Impact of Setoff on Liability
The court further analyzed the doctrine of setoff, which permits a party to offset a debt with a claim against the other party. It noted that if Coplay had been sued by Southeast for the payment owed for the Logansport project, Coplay could counterclaim for damages related to the Speed project. The court clarified that setoff was applicable here because it allowed Coplay to adjust the total amount it owed Southeast by accounting for its damages from the Speed project. Since the damages from the Speed project exceeded the amounts claimed by the subcontractors, this effectively meant that the subcontractors were entitled to nothing. The court highlighted that allowing the subcontractors to recover would contradict the principles underlying the personal-liability section of the mechanics' lien law, which was not intended to relieve subcontractors from the consequences of the general contractor's financial shortcomings. As such, the court maintained that the subcontractors could not recover any amounts that exceeded what Coplay owed Southeast.
Judgment on Subcontractors’ Claims
In determining the outcome for the subcontractors, the court reaffirmed that Cresswell and Willis Paul's claims were derivative of what Coplay owed Southeast. Since the appellate court found that Coplay's obligation was reduced due to the significant damages incurred at the Speed project, it ruled that both subcontractors could not claim any amounts. The court addressed Cresswell's appeal for prejudgment interest, stating that any potential recovery was moot given the overall judgment regarding setoff and the limitations imposed by the personal-liability law. The court concluded that allowing recovery for Cresswell, despite the damages owed by Coplay due to the Speed project, would undermine the statutory framework designed to protect the owner from the general contractor’s financial failures. Consequently, the court reversed the award to Cresswell, instructing the lower court to enter judgment for Coplay against both subcontractors, effectively dismissing their claims.

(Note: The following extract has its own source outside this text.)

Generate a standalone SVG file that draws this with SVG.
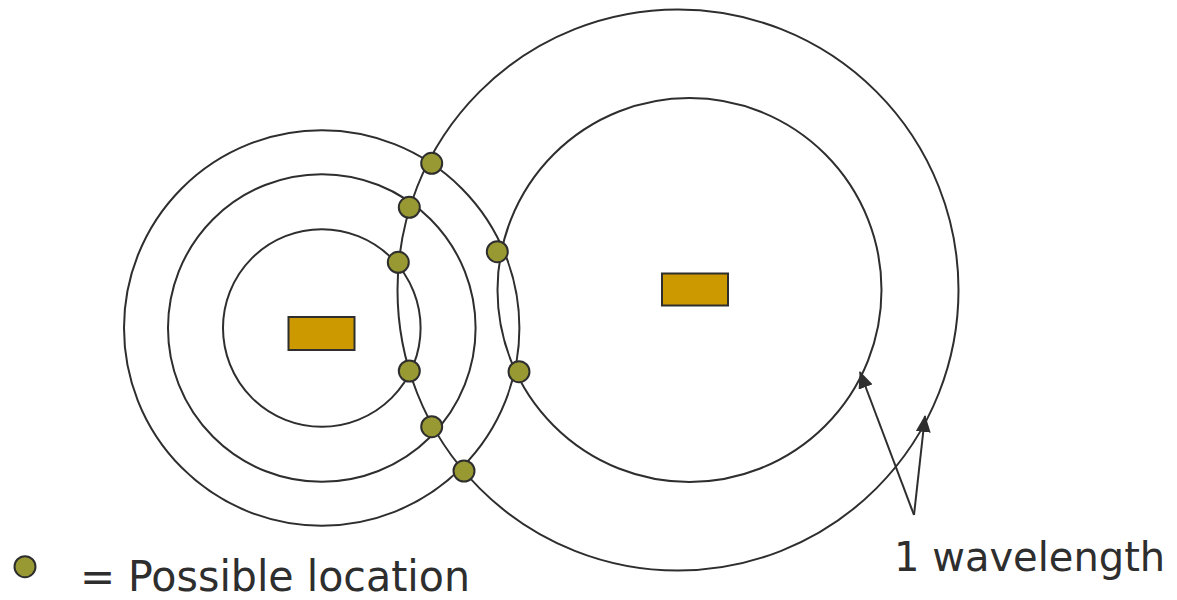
<svg xmlns="http://www.w3.org/2000/svg" width="1177" height="600" viewBox="0 0 1177 600">
  <style>
    .ring { fill: none; stroke: #2e2e2e; stroke-width: 2; }
    .src { fill: #cc9900; stroke: #2e2e2e; stroke-width: 2; }
    .spot { fill: #999933; stroke: #2e2e2e; stroke-width: 2; }
    .lead { fill: none; stroke: #2e2e2e; stroke-width: 2; }
    .label { font-family: "DejaVu Sans", Verdana, sans-serif; font-size: 42px; fill: #2e2e2e; }
  </style>
  <defs>
    <marker id="head" markerUnits="userSpaceOnUse" markerWidth="17" markerHeight="15" refX="16" refY="7.5" orient="auto">
      <path d="M0,0 L17,7.5 L0,15 Z" fill="#2e2e2e"/>
    </marker>
  </defs>

  <rect width="1177" height="600" fill="#ffffff"/>

  <!-- left transmitter with its three wavefronts -->
  <g id="left-source">
    <circle class="ring" cx="321.7" cy="328" r="197.7"/>
    <circle class="ring" cx="321.8" cy="328" r="153.8"/>
    <circle class="ring" cx="321.8" cy="328" r="98.8"/>
    <rect class="src" x="288.5" y="317" width="66" height="33"/>
  </g>

  <!-- right transmitter with its two wavefronts -->
  <g id="right-source">
    <circle class="ring" cx="678" cy="290" r="280.5"/>
    <circle class="ring" cx="689.5" cy="290" r="192"/>
    <rect class="src" x="662" y="273.5" width="66" height="32"/>
  </g>

  <!-- intersections of the wavefronts -->
  <g id="locations">
    <circle class="spot" cx="431.7" cy="163.3" r="10.5"/>
    <circle class="spot" cx="409.3" cy="207.3" r="10.5"/>
    <circle class="spot" cx="398.3" cy="262.3" r="10.5"/>
    <circle class="spot" cx="497.3" cy="251.7" r="10.5"/>
    <circle class="spot" cx="409.3" cy="371" r="10.5"/>
    <circle class="spot" cx="519" cy="371.7" r="10.5"/>
    <circle class="spot" cx="431.7" cy="426.7" r="10.5"/>
    <circle class="spot" cx="464" cy="471" r="10.5"/>
  </g>

  <!-- pointers to the two wavefronts -->
  <g id="connectors">
    <line class="lead" x1="914" y1="515" x2="860" y2="372" marker-end="url(#head)"/>
    <line class="lead" x1="914" y1="515" x2="925" y2="416" marker-end="url(#head)"/>
  </g>

  <g id="wavelength-label">
    <text class="label" x="894" y="571" style="font-size:40px">1 wavelength</text>
  </g>

  <g id="legend">
    <circle class="spot" cx="25" cy="566.7" r="10.5"/>
    <text class="label" x="80" y="591">=</text>
    <text class="label" x="128" y="591" textLength="342" lengthAdjust="spacingAndGlyphs">Possible location</text>
  </g>
</svg>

Conclusion on Contractual Interpretation
Finally, the court addressed the broader implications of its contractual interpretation regarding the existence of one or multiple contracts. It acknowledged that the determination of whether there was one contract or two was a complex issue, but ultimately, it leaned towards the interpretation that separate purchase orders represented distinct contracts. The court emphasized that this classification was not merely a technicality but had real implications for the liability and obligations of the parties involved. By establishing a straightforward rule that separate documents constitute separate contracts, the court aimed to provide clarity in similar future disputes. This resolution also reinforced the principle that subcontractors should not expect to recover damages that exceeded what the owner owed the contractor, thereby maintaining the integrity of the mechanics' lien law and its intended protections. In sum, the court's reasoning underscored the limits of subcontractor claims and the importance of contractual clarity in determining liability.